MERCER v. MERCER

United States District Court, Eastern District of New York (2014)

Facts

Issue

Holding — Feuerstein, J.

Rule

Reasoning

Deep Dive: How the Court Reached Its Decision

Jurisdictional Principles

The court began its analysis by addressing the probate exception to federal jurisdiction. This legal principle holds that federal courts cannot exercise jurisdiction over cases that involve the administration of a decedent's estate when the claims are subject to ongoing probate proceedings in state courts. The U.S. Supreme Court established this doctrine in cases such as Markham v. Allen, which emphasized that federal courts can entertain suits involving claims against an estate only if they do not interfere with probate proceedings or control property already in state custody. The court assessed whether the plaintiffs' claims regarding unjust enrichment and conversion of funds and sculptures fell under this exception. It concluded that these claims related to the mismanagement of trust assets administered by the Surrogate's Court, thereby implicating the probate exception. Consequently, the court found that it lacked jurisdiction to hear these claims, as adjudicating them would interfere with state probate matters. The court also noted that the funds and sculptures were assets distributed from a trust created under the decedent's will, further solidifying their connection to probate administration. Thus, the court dismissed the claims involving the marital trust and sculptures due to the probate exception.

Breach of Contract Claim

In contrast, the court examined the breach of contract claim concerning the maintenance of the East Hampton property, which the plaintiffs argued Carol had failed to uphold. The court determined that this claim did not invoke the probate exception, as it did not seek to administer a probate matter or control property held in state custody. The court acknowledged that the East Hampton property was not an estate asset but rather a separate entity, which meant it was not subject to the jurisdiction of the Surrogate's Court. The judge reasoned that the plaintiffs could seek relief for the alleged breach of the settlement agreement without implicating ongoing probate proceedings. Furthermore, the court noted that the relationship between the parties involved in the breach of contract claim was distinct from those involved in the probate matters. As a result, the court permitted this claim to move forward, recognizing that it could provide complete relief without the necessity of including co-signatories to the settlement agreement. This distinction allowed the plaintiffs to pursue their breach of contract claim while the other claims were dismissed.

Colorado River Abstention

The court next considered whether to abstain from exercising jurisdiction under the Colorado River doctrine, which allows federal courts to defer to state courts in certain exceptional circumstances. The magistrate judge previously concluded that the state court proceedings were parallel to the federal claims, asserting that all claims belonged in state court. However, the plaintiffs argued that their breach of contract claim was not parallel to the proceedings in the Surrogate's Court, as it involved different parties and issues. The court found merit in this argument, determining that the Surrogate's Court could not dispose of the breach of contract claim since it did not pertain to the administration of the estate. Consequently, the court ruled that abstention was inappropriate, as the breach of contract claim was independent of the state court proceedings and could not be resolved there. The court's decision reinforced the principle that federal jurisdiction should not be curtailed when state proceedings do not encompass the same claims. Thus, the court rejected the recommendation for Colorado River abstention regarding the breach of contract claim.

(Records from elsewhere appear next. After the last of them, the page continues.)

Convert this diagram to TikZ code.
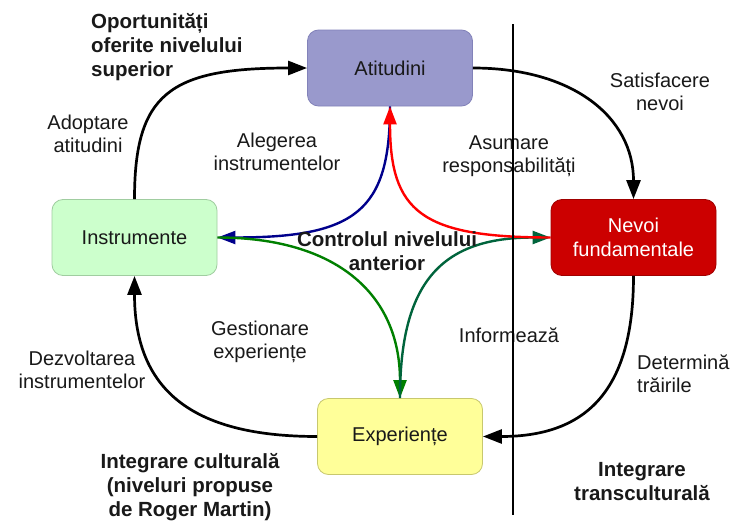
\documentclass[tikz,border=0pt]{standalone}
\usepackage{fontspec}
\setmainfont{Liberation Sans}
\usetikzlibrary{arrows.meta}
\definecolor{attfill}{RGB}{153,153,204}
\definecolor{attdraw}{RGB}{130,130,185}
\definecolor{nevfill}{RGB}{204,0,0}
\definecolor{nevdraw}{RGB}{160,0,0}
\definecolor{insfill}{RGB}{204,255,204}
\definecolor{insdraw}{RGB}{160,205,160}
\definecolor{expfill}{RGB}{255,255,153}
\definecolor{expdraw}{RGB}{200,200,110}
\definecolor{txt}{RGB}{25,25,25}
\definecolor{cblue}{RGB}{0,0,140}
\definecolor{cred}{RGB}{255,0,0}
\definecolor{cgreen}{RGB}{0,128,0}
\definecolor{cteal}{RGB}{0,100,60}
\begin{document}
\begin{tikzpicture}[x=1pt,y=-1pt,
  lbl/.style={font=\fontsize{20}{23}\selectfont, text=txt, align=center, inner sep=0pt},
  blbl/.style={font=\fontsize{20.5}{24}\selectfont\bfseries, text=txt, align=center, inner sep=0pt},
  box/.style={rounded corners=11pt, minimum width=165pt, minimum height=76pt, line width=0.8pt,
    font=\fontsize{20}{24}\selectfont, text=txt, align=center, inner sep=0pt},
  blk/.style={line width=2.7pt, black, -{Triangle[length=19pt,width=14pt]}},
  col/.style={line width=2.4pt, -{Triangle[length=18pt,width=13pt]}}
]
\useasboundingbox (0,0) rectangle (739,522);
\fill[white] (0,0) rectangle (739,522);

% boxes
\node[box, fill=attfill, draw=attdraw] (att) at (390,68) {Atitudini};
\node[box, fill=nevfill, draw=nevdraw, text=white] (nev) at (633.5,237.5) {Nevoi\\fundamentale};
\node[box, fill=insfill, draw=insdraw] (ins) at (134.5,237.5) {Instrumente};
\node[box, fill=expfill, draw=expdraw] (exp) at (400,436.5) {Experiențe};

% outer black cycle
\draw[blk] (ins.north) .. controls +(0,-105) and +(-138,0) .. (att.west);
\draw[blk] (att.east) .. controls +(100,0) and +(0,-82) .. (nev.north);
\draw[blk] (nev.south) .. controls +(0,113) and +(105,0) .. (exp.east);
\draw[blk] (exp.west) .. controls +(-128,0) and +(0,112) .. (ins.south);

% inner coloured cycle
\draw[col, cblue] (att.south) .. controls +(0,105) and +(138,0) .. (ins.east);
\draw[col, cgreen] (ins.east) .. controls +(119,0) and +(0,-104) .. (exp.north);
\draw[col, cteal] (exp.north) .. controls +(0,-115) and +(-110,0) .. (nev.west);
\draw[col, cred] (nev.west) .. controls +(-130,0) and +(0,105) .. (att.south);

% labels
\node[blbl, align=left, anchor=west] (opp) at (91,47) {Oportunități\\oferite nivelului\\superior};
\node[lbl] (adopt) at (88,134) {Adoptare\\atitudini};
\node[lbl] (aleg) at (277,152) {Alegerea\\instrumentelor};
\node[lbl] (asum) at (509,156) {Asumare\\responsabilități};
\node[lbl] (satis) at (660,92) {Satisfacere\\nevoi};
\node[blbl] (ctrl) at (387,251) {Controlul nivelului\\anterior};
\node[lbl] (gest) at (260,342) {Gestionare\\experiențe};
\node[lbl] (dezv) at (82,370) {Dezvoltarea\\instrumentelor};
\node[lbl] (inform) at (509,335) {Informează};
\node[lbl, align=left, anchor=west] (determ) at (637,374) {Determină\\trăirile};
\node[blbl] (icult) at (190,487) {Integrare culturală\\(niveluri propuse\\de Roger Martin)};
\node[blbl] (itrans) at (642,482) {Integrare\\transculturală};

% divider
\coordinate (vtop) at (513,24);
\coordinate (vbot) at (513,515);
\draw[line width=2.6pt, black] (vtop) -- (vbot);
\end{tikzpicture}
\end{document}
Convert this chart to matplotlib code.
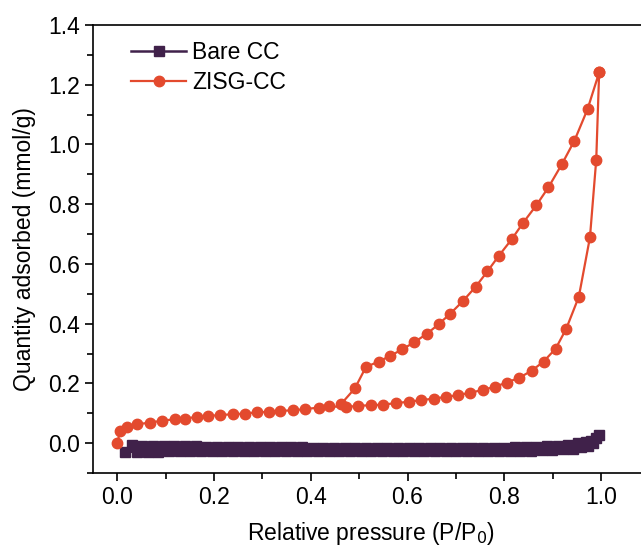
import matplotlib.pyplot as plt
from matplotlib.ticker import MultipleLocator

plt.rcParams['font.family'] = ['Liberation Sans', 'DejaVu Sans']

# ZISG-CC adsorption branch
zisg_ads_x = [0.000, 0.006, 0.020, 0.041, 0.068, 0.092, 0.119, 0.140, 0.164, 0.188,
              0.212, 0.240, 0.264, 0.288, 0.313, 0.336, 0.364, 0.388, 0.416, 0.438,
              0.473, 0.498, 0.524, 0.550, 0.576, 0.604, 0.628, 0.654, 0.680, 0.705,
              0.730, 0.755, 0.781, 0.805, 0.831, 0.857, 0.881, 0.906, 0.928, 0.954,
              0.977, 0.990, 0.996]
zisg_ads_y = [0.000, 0.041, 0.055, 0.063, 0.069, 0.075, 0.080, 0.082, 0.088, 0.091,
              0.094, 0.097, 0.099, 0.103, 0.105, 0.108, 0.110, 0.114, 0.119, 0.123,
              0.121, 0.125, 0.127, 0.129, 0.134, 0.139, 0.144, 0.149, 0.155, 0.161,
              0.169, 0.178, 0.189, 0.203, 0.219, 0.243, 0.273, 0.316, 0.383, 0.490,
              0.689, 0.949, 1.241]

# ZISG-CC desorption branch
zisg_des_x = [0.996, 0.972, 0.945, 0.919, 0.891, 0.866, 0.839, 0.815, 0.789, 0.765,
              0.741, 0.714, 0.688, 0.664, 0.640, 0.614, 0.589, 0.564, 0.540, 0.514,
              0.491, 0.462]
zisg_des_y = [1.241, 1.118, 1.013, 0.934, 0.856, 0.796, 0.738, 0.682, 0.628, 0.575,
              0.524, 0.475, 0.433, 0.398, 0.366, 0.338, 0.314, 0.292, 0.273, 0.255,
              0.183, 0.130]

# Bare CC adsorption / desorption
bare_ads_x = [0.030, 0.052, 0.074, 0.096, 0.118, 0.140, 0.162, 0.184, 0.206, 0.228,
              0.250, 0.272, 0.294, 0.316, 0.338, 0.360, 0.382, 0.404, 0.426, 0.448,
              0.470, 0.492, 0.514, 0.536, 0.558, 0.580, 0.602, 0.624, 0.646, 0.668,
              0.690, 0.712, 0.734, 0.756, 0.778, 0.800, 0.822, 0.844, 0.866, 0.888,
              0.910, 0.932, 0.952, 0.968, 0.980, 0.990, 0.996]
bare_ads_y = [-0.007, -0.008, -0.009, -0.010, -0.010, -0.011, -0.011, -0.012, -0.012, -0.012,
              -0.013, -0.013, -0.013, -0.014, -0.014, -0.014, -0.014, -0.015, -0.015, -0.015,
              -0.015, -0.015, -0.016, -0.016, -0.016, -0.016, -0.016, -0.016, -0.016, -0.016,
              -0.016, -0.016, -0.016, -0.015, -0.015, -0.015, -0.014, -0.013, -0.012, -0.010,
              -0.008, -0.005, -0.001, 0.003, 0.008, 0.016, 0.028]
bare_des_x = [0.984, 0.972, 0.958, 0.941, 0.921, 0.899, 0.877, 0.855, 0.833, 0.811,
              0.789, 0.767, 0.745, 0.723, 0.701, 0.679, 0.657, 0.635, 0.613, 0.591,
              0.569, 0.547, 0.525, 0.503, 0.481, 0.459, 0.437, 0.415, 0.393, 0.371,
              0.349, 0.327, 0.305, 0.283, 0.261, 0.239, 0.217, 0.195, 0.173, 0.151,
              0.129, 0.107, 0.085, 0.063, 0.041, 0.016]
bare_des_y = [0.002, -0.008, -0.014, -0.018, -0.021, -0.023, -0.024, -0.025, -0.025, -0.026,
              -0.026, -0.026, -0.026, -0.026, -0.026, -0.026, -0.026, -0.026, -0.026, -0.026,
              -0.026, -0.026, -0.026, -0.026, -0.026, -0.026, -0.026, -0.026, -0.026, -0.026,
              -0.026, -0.026, -0.026, -0.026, -0.026, -0.026, -0.026, -0.027, -0.027, -0.027,
              -0.027, -0.027, -0.028, -0.028, -0.028, -0.030]

purple = '#40214a'
red = '#e34a2e'

fig = plt.figure(figsize=(6.41, 5.52), dpi=100)
ax = fig.add_axes([0.1452, 0.1431, 0.868, 0.8116])

# Bare CC
ax.plot(bare_ads_x + bare_des_x, bare_ads_y + bare_des_y, '-s', color=purple,
        markersize=6.5, linewidth=1.8, label='Bare CC')
# ZISG-CC
ax.plot(zisg_ads_x + zisg_des_x, zisg_ads_y + zisg_des_y, '-o', color=red,
        markersize=7.5, linewidth=1.6, label='ZISG-CC')

ax.set_xlim(-0.05, 1.1)
ax.set_ylim(-0.1, 1.4)
ax.xaxis.set_major_locator(MultipleLocator(0.2))
ax.xaxis.set_minor_locator(MultipleLocator(0.1))
ax.yaxis.set_major_locator(MultipleLocator(0.2))
ax.yaxis.set_minor_locator(MultipleLocator(0.1))
ax.set_xticks([0.0, 0.2, 0.4, 0.6, 0.8, 1.0])
ax.tick_params(which='major', direction='out', length=6, width=1.2, labelsize=16.5)
ax.tick_params(which='minor', direction='out', length=4, width=1.2)
ax.tick_params(top=False, right=False, which='both')
for s in ax.spines.values():
    s.set_linewidth(1.2)
ax.spines['right'].set_visible(False)

ax.set_xlabel('Relative pressure (P/P$_0$)', fontsize=16.5, labelpad=8)
ax.set_ylabel('Quantity adsorbed (mmol/g)', fontsize=16.5, labelpad=9)

ax.legend(loc='upper left', frameon=False, fontsize=16.5, handlelength=2.4,
          handletextpad=0.25, borderaxespad=0.3, labelspacing=0.3,
          bbox_to_anchor=(0.04, 1.0))

fig.savefig('out.png', dpi=100)
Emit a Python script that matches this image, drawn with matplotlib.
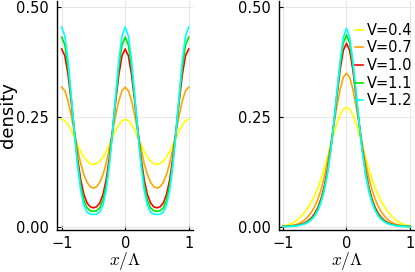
import numpy as np
import matplotlib
matplotlib.use("Agg")
import matplotlib.pyplot as plt

plt.rcParams['mathtext.fontset'] = 'cm'
plt.rcParams['font.family'] = ['DejaVu Sans']

labels = ["V=0.4", "V=0.7", "V=1.0", "V=1.1", "V=1.2"]
colors = ["#FFFF00", "#FFA500", "#FF0000", "#00E600", "#00FFFF"]

# Left panel: periodic density, sampled on half a period x = 0 .. 0.5 (step 0.05)
x_half_left = [0.0, 0.05, 0.10, 0.15, 0.20, 0.25, 0.30, 0.35, 0.40, 0.45, 0.50]
left_V04 = [0.245, 0.2418, 0.2327, 0.2192, 0.2031, 0.1865, 0.1713, 0.1587, 0.1494, 0.1439, 0.142]
left_V07 = [0.318, 0.3099, 0.2871, 0.2536, 0.2150, 0.177, 0.1439, 0.1184, 0.1010, 0.0911, 0.088]
left_V10 = [0.405, 0.3897, 0.3469, 0.2859, 0.2184, 0.156, 0.1066, 0.0731, 0.0541, 0.0454, 0.043]
left_V11 = [0.432, 0.4140, 0.3640, 0.2932, 0.2162, 0.1465, 0.0935, 0.0599, 0.0429, 0.0364, 0.035]
left_V12 = [0.455, 0.4347, 0.3786, 0.2996, 0.2143, 0.1385, 0.0824, 0.0486, 0.0332, 0.0286, 0.028]

# Right panel: localized density, sampled on x = 0 .. 1 (step 0.05), symmetric
x_half_right = [0.0, 0.05, 0.10, 0.15, 0.20, 0.25, 0.30, 0.35, 0.40, 0.45, 0.50,
                0.55, 0.60, 0.65, 0.70, 0.75, 0.80, 0.85, 0.90, 0.95, 1.00]
right_V04 = [0.272, 0.2675, 0.2546, 0.2349, 0.2105, 0.1840, 0.1571, 0.1316, 0.1082, 0.0881, 0.0708,
             0.0560, 0.0440, 0.0340, 0.0255, 0.0180, 0.0120, 0.0080, 0.0050, 0.0030, 0.0020]
right_V07 = [0.350, 0.3403, 0.3133, 0.2745, 0.2300, 0.1857, 0.1459, 0.1118, 0.0839, 0.0621, 0.0457,
             0.0330, 0.0235, 0.0160, 0.0110, 0.0070, 0.0045, 0.0030, 0.0020, 0.0010, 0.0007]
right_V10 = [0.418, 0.4017, 0.3576, 0.2974, 0.2337, 0.1756, 0.1275, 0.0904, 0.0629, 0.0433, 0.0295,
             0.0200, 0.0135, 0.0091, 0.0061, 0.0041, 0.0028, 0.0019, 0.0012, 0.0008, 0.0005]
right_V11 = [0.437, 0.4185, 0.3691, 0.3026, 0.2337, 0.1720, 0.1225, 0.0854, 0.0583, 0.0392, 0.0263,
             0.0175, 0.0116, 0.0077, 0.0051, 0.0034, 0.0022, 0.0015, 0.0010, 0.0006, 0.0004]
right_V12 = [0.452, 0.4317, 0.3777, 0.3061, 0.2328, 0.1694, 0.1182, 0.0809, 0.0546, 0.0363, 0.0239,
             0.0157, 0.0103, 0.0067, 0.0044, 0.0029, 0.0019, 0.0012, 0.0008, 0.0005, 0.0003]

left_series = [left_V04, left_V07, left_V10, left_V11, left_V12]
right_series = [right_V04, right_V07, right_V10, right_V11, right_V12]

xticks = [-1, 0, 1]
xticklabels = ["\u22121", "0", "1"]
yticks = [0.0, 0.25, 0.5]
yticklabels = ["0.00", "0.25", "0.50"]


def periodic(xh, yh):
    # one period [-0.5, 0.5] by symmetry, repeated over [-1, 1]
    xh = np.asarray(xh); yh = np.asarray(yh)
    xp = np.concatenate([-xh[::-1], xh[1:]])
    yp = np.concatenate([yh[::-1], yh[1:]])
    xs = np.concatenate([xp - 1, xp[1:], xp[1:] + 1])
    ys = np.concatenate([yp, yp[1:], yp[1:]])
    m = (xs >= -1.0001) & (xs <= 1.0001)
    return xs[m], ys[m]


def mirrored(xh, yh):
    xh = np.asarray(xh); yh = np.asarray(yh)
    return np.concatenate([-xh[::-1], xh[1:]]), np.concatenate([yh[::-1], yh[1:]])


fig = plt.figure(figsize=(4.15, 2.72), dpi=100)
H = 272.0
W = 415.0
axL = fig.add_axes([57.3 / W, (H - 230) / H, 135.4 / W, 229 / H])
axR = fig.add_axes([279.3 / W, (H - 230) / H, 134.7 / W, 229 / H])

for ys, c, lab in zip(left_series, colors, labels):
    xs, yy = periodic(x_half_left, ys)
    axL.plot(xs, yy, color=c, lw=1.2, label=lab)
for ys, c, lab in zip(right_series, colors, labels):
    xs, yy = mirrored(x_half_right, ys)
    axR.plot(xs, yy, color=c, lw=1.2, label=lab)

axL.set_xlim(-1.069, 1.063)
axR.set_xlim(-1.053, 1.058)
for ax in (axL, axR):
    ax.set_ylim(-0.0075, 0.5144)
    ax.set_xticks(xticks)
    ax.set_xticklabels(xticklabels)
    ax.set_yticks(yticks)
    ax.set_yticklabels(yticklabels)
    ax.grid(True, color="#e6e6e6", lw=0.7)
    ax.set_axisbelow(True)
    for s in ("top", "right"):
        ax.spines[s].set_visible(False)
    for s in ("left", "bottom"):
        ax.spines[s].set_linewidth(1.0)
        ax.spines[s].set_color("black")
    ax.tick_params(direction="in", length=3, width=0.8, labelsize=10.5)
    ax.tick_params(axis="x", pad=4)
    ax.tick_params(axis="y", pad=6)
    ax.set_xlabel(r"$x/\Lambda$", fontsize=12.5, va="center")
    ax.xaxis.set_label_coords(0.5, -0.136)

axL.set_ylabel("density", fontsize=13)
axL.yaxis.set_label_coords(-0.30, 0.5)

leg = axR.legend(loc="upper left", bbox_to_anchor=(0.562, 0.905), frameon=False,
                 fontsize=10.5, handlelength=0.55, handletextpad=0.25,
                 labelspacing=0.18, borderaxespad=0.0, borderpad=0.0)

fig.savefig("out.png", dpi=100)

Failure to Join Necessary Parties

The court also addressed the issue of whether the plaintiffs had failed to join necessary parties—specifically, BNY and Newman, who were co-signatories to the settlement agreement. The magistrate judge opined that their presence was necessary for the court to grant complete relief. However, the plaintiffs contended that the claims against Carol were based solely on her breaches of the Marital Agreement and Settlement Agreement, which meant that the trustees were not necessary for adjudication. The court agreed with the plaintiffs, explaining that they could achieve complete relief on their breach of contract claim against Carol without the need for BNY and Newman to be parties to the case. This conclusion underscored the notion that the claims could be resolved based on Carol's individual responsibilities under the agreements, independently of the trustees' involvement. Consequently, the court rejected the magistrate judge's recommendation that the case be dismissed for failure to name necessary parties, allowing the breach of contract claim to proceed unimpeded by this concern.

Conclusion

In summary, the court adopted parts of the magistrate judge's report but rejected others, particularly regarding the breach of contract claim. It confirmed that the probate exception barred the plaintiffs' claims concerning the marital trust and sculptures due to their connection to probate administration. However, the court allowed the breach of contract claim to proceed, determining that it fell outside the scope of the probate exception and was not subject to Colorado River abstention. The court also ruled that the plaintiffs did not need to join BNY and Newman as necessary parties for their breach of contract claim. This careful analysis highlighted the court's commitment to respecting the boundaries of federal jurisdiction while ensuring that valid claims could be adjudicated in the appropriate forum. As a result, the case moved forward with the breach of contract claim still intact.